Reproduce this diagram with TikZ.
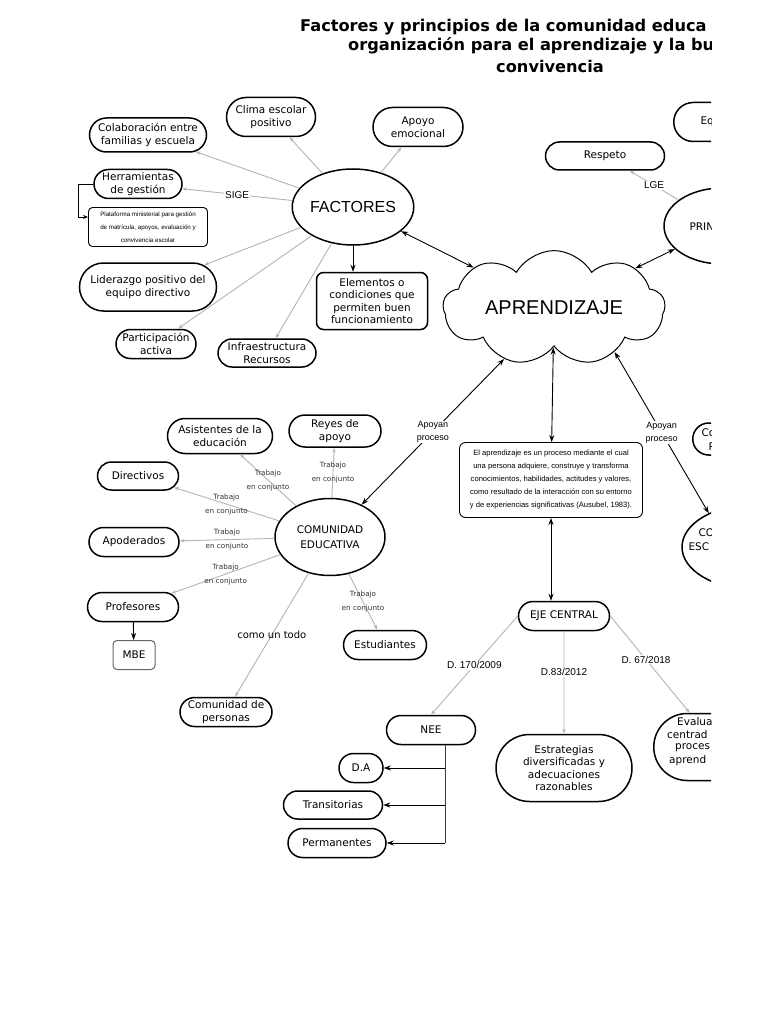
\documentclass[tikz,border=0pt]{standalone}
\usepackage{fontspec}
\setmainfont{DejaVu Sans}
\newfontfamily\arialf{Liberation Sans}
\usetikzlibrary{shapes.geometric, shapes.misc, shapes.symbols, arrows.meta}

\definecolor{linegray}{RGB}{180,180,180}
\newcommand{\mapfont}{\fontsize{10.5}{12.5}\selectfont}
\newcommand{\decfont}{\arialf\fontsize{10}{12}\selectfont}
\newcommand{\trabfont}{\fontsize{7.2}{14}\selectfont}
\newcommand{\apoyfont}{\arialf\fontsize{9}{12.5}\selectfont}
\newcommand{\textofont}{\arialf\fontsize{7.6}{13}\selectfont}
\newcommand{\platfont}{\arialf\fontsize{6.2}{13}\selectfont}
\newcommand{\mapttl}{\bfseries\fontsize{16.2}{19}\selectfont}

\begin{document}
\begin{tikzpicture}[x=1pt, y=-1pt,
  pill/.style = {draw, rounded rectangle, line width=1.5pt, font=\mapfont, align=center, inner sep=1pt},
  oval/.style = {draw, ellipse, line width=1.5pt, font=\mapfont, align=center, inner sep=0pt},
  card/.style = {draw, rectangle, rounded corners=7pt, line width=1.5pt, font=\mapfont, align=center},
  gline/.style = {draw=linegray, line width=0.9pt, -{Stealth[length=5pt,width=3.5pt]}},
  bigarrow/.style = {line width=0.9pt, -{Stealth[length=7pt,width=5pt]}},
  twoway/.style = {line width=0.9pt, {Stealth[length=7pt,width=5pt]}-{Stealth[length=7pt,width=5pt]}},
  trab/.style = {font=\trabfont, align=center, text=black!80},
  dec/.style = {font=\decfont, fill=white, inner sep=1pt},
  apoy/.style = {font=\apoyfont, align=center, fill=white, inner sep=1pt}]

\useasboundingbox (0,0) rectangle (768,1024);
\fill[white] (0,0) rectangle (768,1024);

\begin{scope}
\clip (0,0) rectangle (711,1024);

% titulo
\node[anchor=west, font=\mapttl, inner sep=0pt] (t1) at (300,27) {Factores y principios de la comunidad educa};
\node[anchor=west, font=\mapttl, inner sep=0pt] (t2) at (348,46) {organización para el aprendizaje y la bu};
\node[font=\mapttl] (t3) at (550,66) {convivencia};

% factores
\node[oval, minimum width=110, minimum height=76, font=\arialf\fontsize{16}{18}\selectfont] (factores) at (353,207) {FACTORES};
\node[pill, minimum width=91, minimum height=39] (clima) at (271,117) {Clima escolar\\positivo};
\node[pill, minimum width=92, minimum height=39] (apoyo) at (418,127) {Apoyo\\emocional};
\node[pill, minimum width=119, minimum height=34] (colab) at (148,135) {Colaboración entre\\familias y escuela};
\node[pill, minimum width=90, minimum height=29] (herr) at (138,184) {Herramientas\\de gestión};
\node[draw, rectangle, rounded corners=4pt, line width=0.9pt, font=\platfont, align=center, minimum width=119, minimum height=39, inner sep=1pt] (plat) at (148,227) {Plataforma ministerial para gestión\\de matrícula, apoyos, evaluación y\\convivencia escolar};
\node[pill, minimum width=139, minimum height=48] (lider) at (148,287) {Liderazgo positivo del\\equipo directivo};
\node[pill, minimum width=82, minimum height=29] (partic) at (156,344) {Participación\\activa};
\node[pill, minimum width=100, minimum height=28] (infra) at (267,353) {Infraestructura\\Recursos};
\node[card, minimum width=111, minimum height=57, inner sep=1pt] (elem) at (372,301) {Elementos o\\condiciones que\\permiten buen\\funcionamiento};

% aprendizaje y principios
\node[cloud, draw, line width=1pt, cloud puffs=9, cloud puff arc=120, aspect=2.4, minimum width=222, minimum height=90, inner sep=0pt, font=\arialf\fontsize{20}{22}\selectfont] (aprend) at (554,308) {APRENDIZAJE};
\node[oval, minimum width=116, minimum height=76] (prin) at (722,226) {};
\node[anchor=west, font=\mapfont] (printxt) at (686,227) {PRIN};
\node[pill, minimum width=121, minimum height=28] (respeto) at (605,156) {Respeto};
\node[pill, anchor=west, minimum width=110, minimum height=39] (eq) at (673,122) {};
\node[anchor=west, font=\mapfont] (eqtxt) at (697,122) {Eq};
\node[pill, anchor=west, minimum width=80, minimum height=32] (cop) at (692,439) {};
\node[anchor=west, font=\mapfont] (coptxt) at (698,433) {Co};
\node[anchor=west, font=\mapfont] (coptxtb) at (705,447) {P};
\node[oval, minimum width=140, minimum height=84] (coesc) at (752,547) {};
\node[anchor=west, font=\mapfont] (coesctxt) at (695,533) {CO};
\node[anchor=west, font=\mapfont] (coesctxtb) at (685,547) {ESC};

\node[draw, rectangle, rounded corners=6pt, line width=0.9pt, font=\textofont, align=center, minimum width=183, minimum height=75, inner sep=2pt] (texto) at (551,480) {El aprendizaje es un proceso mediante el cual\\una persona adquiere, construye y transforma\\conocimientos, habilidades, actitudes y valores,\\como resultado de la interacción con su entorno\\y de experiencias significativas (Ausubel, 1983).};

% eje central
\node[pill, minimum width=93, minimum height=29] (eje) at (564,616) {EJE CENTRAL};
\node[pill, minimum width=91, minimum height=29] (nee) at (431,730) {NEE};
\node[pill, minimum width=138, minimum height=67] (estr) at (564,768) {Estrategias\\diversificadas y\\adecuaciones\\razonables};
\node[pill, anchor=west, minimum width=130, minimum height=67] (eval) at (653,747) {};
\foreach \t/\x/\y in {Evalua/677/722, centrad/667/735, proces/675/748, aprend/669/761}
  \node[anchor=west, font=\mapfont, inner sep=0pt] (ev\t) at (\x,\y) {\t};
\node[pill, minimum width=46, minimum height=29] (da) at (361,768) {D.A};
\node[pill, minimum width=101, minimum height=28] (trans) at (333,805) {Transitorias};
\node[pill, minimum width=100, minimum height=29] (perm) at (337,843) {Permanentes};

% comunidad educativa
\node[oval, minimum width=110, minimum height=77, font=\fontsize{10.5}{15}\selectfont] (comun) at (330,537) {COMUNIDAD\\EDUCATIVA};
\node[pill, minimum width=107, minimum height=35] (asist) at (220,436) {Asistentes de la\\educación};
\node[pill, minimum width=94, minimum height=32] (reyes) at (335,431) {Reyes de\\apoyo};
\node[pill, minimum width=83, minimum height=28] (direct) at (138,476) {Directivos};
\node[pill, minimum width=92, minimum height=29] (apod) at (134,542) {Apoderados};
\node[pill, minimum width=93, minimum height=29] (prof) at (133,607) {Profesores};
\node[draw=black!60, rectangle, rounded corners=4pt, line width=1pt, font=\mapfont, minimum width=42, minimum height=29] (mbe) at (134,655) {MBE};
\node[pill, minimum width=85, minimum height=29] (estud) at (385,645) {Estudiantes};
\node[pill, minimum width=94, minimum height=29] (persona) at (226,712) {Comunidad de\\personas};

% conectores factores
\draw[gline] (factores) -- (clima);
\draw[gline] (factores) -- (apoyo);
\draw[gline] (factores) -- (colab);
\draw[gline] (factores) -- node[dec]{SIGE} (herr);
\draw[gline] (factores) -- (lider);
\draw[gline] (factores) -- (partic);
\draw[gline] (factores) -- (infra);
\draw[bigarrow] (factores.south) -- (factores.south |- elem.north);
\draw[line width=0.9pt, -{Stealth[length=5pt,width=4pt]}] (herr.west) -- ++(-15,0) |- ([yshift=10pt]plat.west);

% conectores aprendizaje
\draw[twoway] (factores) -- (aprend);
\draw[twoway] (aprend) -- (prin);
\draw[gline] (prin) -- node[dec]{LGE} (respeto);
\draw[twoway] (aprend) -- node[apoy]{Apoyan\\proceso} (comun);
\draw[twoway] (aprend.-36) -- node[apoy]{Apoyan\\proceso} (coesc.142);
\draw[twoway] (aprend) -- (texto);
\draw[twoway] (texto.south) -- (texto.south |- eje.north);

% conectores eje central
\draw[gline] (eje.west) -- node[dec]{D. 170/2009} (nee.north);
\draw[gline] (eje) -- node[dec, pos=0.4]{D.83/2012} (estr);
\draw[gline] (eje.east) -- node[dec, pos=0.45]{D. 67/2018} (eval);
\coordinate (trunk) at ([xshift=14pt]nee.south);
\draw[line width=0.9pt, black!75] (trunk) -- (trunk |- perm);
\foreach \n in {da, trans, perm}
  \draw[bigarrow] (trunk |- \n) -- (\n.east);

% conectores comunidad
\draw[gline] (comun) -- node[trab]{Trabajo\\en conjunto} (asist);
\draw[gline] (comun) -- node[trab]{Trabajo\\en conjunto} (reyes);
\draw[gline] (comun) -- node[trab]{Trabajo\\en conjunto} (direct);
\draw[gline] (comun) -- node[trab]{Trabajo\\en conjunto} (apod);
\draw[gline] (comun) -- node[trab]{Trabajo\\en conjunto} (prof);
\draw[gline] (comun) -- node[trab]{Trabajo\\en conjunto} (estud);
\draw[gline] (comun) -- node[font=\fontsize{10}{12}\selectfont]{como un todo} (persona);
\draw[bigarrow] (prof) -- (mbe);
\end{scope}
\end{tikzpicture}
\end{document}
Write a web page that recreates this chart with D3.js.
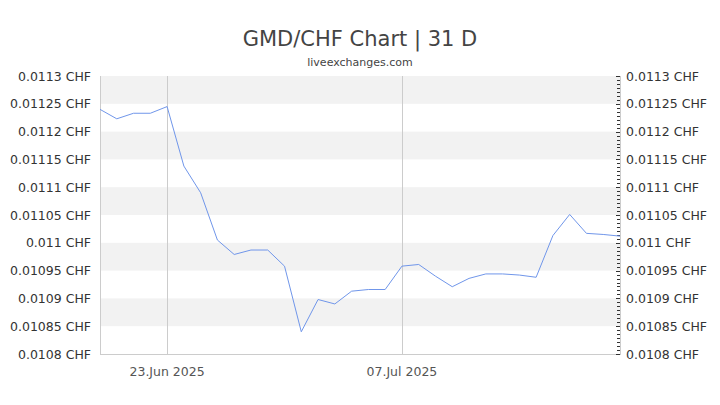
<!DOCTYPE html>
<html>
<head>
<meta charset="utf-8">
<script src="https://d3js.org/d3.v7.min.js"></script>
<style>
  body { margin: 0; background: #fff; }
  text { font-family: "DejaVu Sans", sans-serif; }
</style>
</head>
<body>
<div id="my_dataviz"></div>
<script>
// data
const dates = [
  "2025-06-19","2025-06-20","2025-06-21","2025-06-22","2025-06-23","2025-06-24",
  "2025-06-25","2025-06-26","2025-06-27","2025-06-28","2025-06-29","2025-06-30",
  "2025-07-01","2025-07-02","2025-07-03","2025-07-04","2025-07-05","2025-07-06",
  "2025-07-07","2025-07-08","2025-07-09","2025-07-10","2025-07-11","2025-07-12",
  "2025-07-13","2025-07-14","2025-07-15","2025-07-16","2025-07-17","2025-07-18",
  "2025-07-19","2025-07-20"
];
const rates = [
  0.011240, 0.011223, 0.011233, 0.011233, 0.011245, 0.011138,
  0.011090, 0.011005, 0.010979, 0.010987, 0.010987, 0.010958,
  0.010840, 0.010898, 0.010890, 0.010913, 0.010916, 0.010916,
  0.010958, 0.010961, 0.010940, 0.010921, 0.010936, 0.010944,
  0.010944, 0.010942, 0.010938, 0.011013, 0.011051, 0.011017,
  0.011015, 0.011012
];
const yTicks = [0.0108, 0.01085, 0.0109, 0.01095, 0.011, 0.01105, 0.0111, 0.01115, 0.0112, 0.01125, 0.0113];
const yTickLabels = ["0.0108 CHF","0.01085 CHF","0.0109 CHF","0.01095 CHF","0.011 CHF","0.01105 CHF",
  "0.0111 CHF","0.01115 CHF","0.0112 CHF","0.01125 CHF","0.0113 CHF"];
const xTicks = ["2025-06-23", "2025-07-07"];
const xTickLabels = ["23.Jun 2025", "07.Jul 2025"];

// dimensions
const W = 720, H = 405;
const margin = {top: 76, right: 100, bottom: 51, left: 100},
    width = W - margin.left - margin.right,
    height = H - margin.top - margin.bottom;

const svg = d3.select("#my_dataviz")
  .append("svg")
    .attr("width", W)
    .attr("height", H);

// title
svg.append("text")
  .attr("x", W / 2).attr("y", 46)
  .attr("text-anchor", "middle")
  .style("font-size", "21px")
  .style("fill", "#444")
  .text("GMD/CHF Chart | 31 D");
svg.append("text")
  .attr("x", W / 2).attr("y", 66)
  .attr("text-anchor", "middle")
  .style("font-size", "11px")
  .style("fill", "#444")
  .text("liveexchanges.com");

const g = svg.append("g")
  .attr("transform", `translate(${margin.left},${margin.top})`);

const parse = d3.utcParse("%Y-%m-%d");
const data = dates.map((d, i) => ({date: parse(d), value: rates[i]}));

// scales
const x = d3.scaleUtc()
  .domain(d3.extent(data, d => d.date))
  .range([0, width]);
const y = d3.scaleLinear()
  .domain([0.0108, 0.0113])
  .range([height, 0]);

// alternating bands, top one shaded
const bands = [];
for (let i = yTicks.length - 1; i > 0; i -= 2) bands.push([yTicks[i - 1], yTicks[i]]);
g.selectAll("rect.band")
  .data(bands)
  .join("rect")
    .attr("class", "band")
    .attr("x", 0)
    .attr("width", width)
    .attr("y", d => y(d[1]))
    .attr("height", d => y(d[0]) - y(d[1]))
    .attr("fill", "#f2f2f2");

// vertical grid lines
g.selectAll("line.vgrid")
  .data(xTicks)
  .join("line")
    .attr("class", "vgrid")
    .attr("x1", d => Math.round(x(parse(d))) + 0.5)
    .attr("x2", d => Math.round(x(parse(d))) + 0.5)
    .attr("y1", 0)
    .attr("y2", height)
    .attr("stroke", "#ccc");

// frame lines (left, right, bottom)
g.append("line")
  .attr("x1", 0.5).attr("x2", 0.5).attr("y1", 0).attr("y2", height)
  .attr("stroke", "#ccc");
g.append("line")
  .attr("x1", width + 0.5).attr("x2", width + 0.5).attr("y1", 0).attr("y2", height)
  .attr("stroke", "#ccc");
g.append("line")
  .attr("x1", 0).attr("x2", width + 1).attr("y1", height + 0.5).attr("y2", height + 0.5)
  .attr("stroke", "#ccc");

// left axis labels
g.selectAll("text.yl")
  .data(yTicks)
  .join("text")
    .attr("class", "yl")
    .attr("x", -9)
    .attr("y", d => y(d))
    .attr("dy", "0.36em")
    .attr("text-anchor", "end")
    .style("font-size", "12.5px")
    .style("fill", "#333")
    .text((d, i) => yTickLabels[i]);

// right axis labels
g.selectAll("text.yr")
  .data(yTicks)
  .join("text")
    .attr("class", "yr")
    .attr("x", width + 6)
    .attr("y", d => y(d))
    .attr("dy", "0.36em")
    .attr("text-anchor", "start")
    .style("font-size", "12.5px")
    .style("fill", "#333")
    .text((d, i) => yTickLabels[i]);

// right axis ticks, minor ones in between
const minor = [];
for (let i = 0; i < yTicks.length - 1; i++) {
  for (let k = 1; k < 7; k++) minor.push(yTicks[i] + (yTicks[i + 1] - yTicks[i]) * k / 7);
}
g.selectAll("line.minor")
  .data(minor)
  .join("line")
    .attr("class", "minor")
    .attr("x1", width - 3).attr("x2", width)
    .attr("y1", d => Math.round(y(d)) + 0.5)
    .attr("y2", d => Math.round(y(d)) + 0.5)
    .attr("stroke", "#333");
g.selectAll("line.major")
  .data(yTicks)
  .join("line")
    .attr("class", "major")
    .attr("x1", width - 4).attr("x2", width)
    .attr("y1", d => Math.round(y(d)) + 0.5)
    .attr("y2", d => Math.round(y(d)) + 0.5)
    .attr("stroke", "#333");

// x labels
g.selectAll("text.xl")
  .data(xTicks)
  .join("text")
    .attr("class", "xl")
    .attr("x", d => x(parse(d)))
    .attr("y", height + 22)
    .attr("text-anchor", "middle")
    .style("font-size", "12.5px")
    .style("fill", "#555")
    .text((d, i) => xTickLabels[i]);

// the line
g.append("path")
  .datum(data)
  .attr("fill", "none")
  .attr("stroke", "#7096ea")
  .attr("stroke-width", 1)
  .attr("d", d3.line()
    .x(d => x(d.date))
    .y(d => y(d.value)));
</script>
</body>
</html>
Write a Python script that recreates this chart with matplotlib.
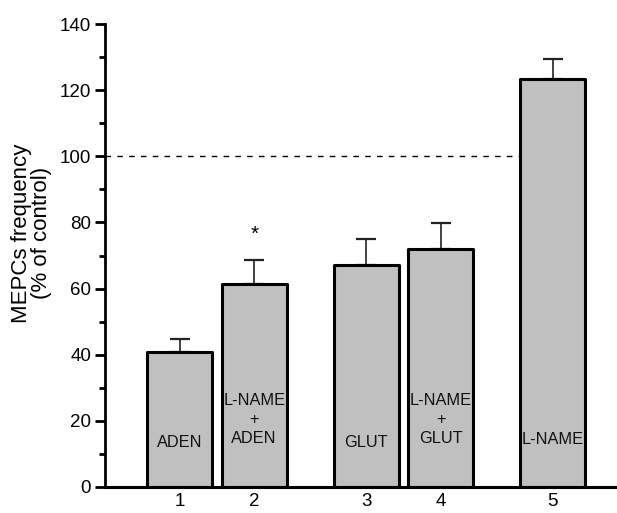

CHALLENGE: State the count of lines in the data holding the word "this", adding nothing to it.

SOLUTION BELOW: 3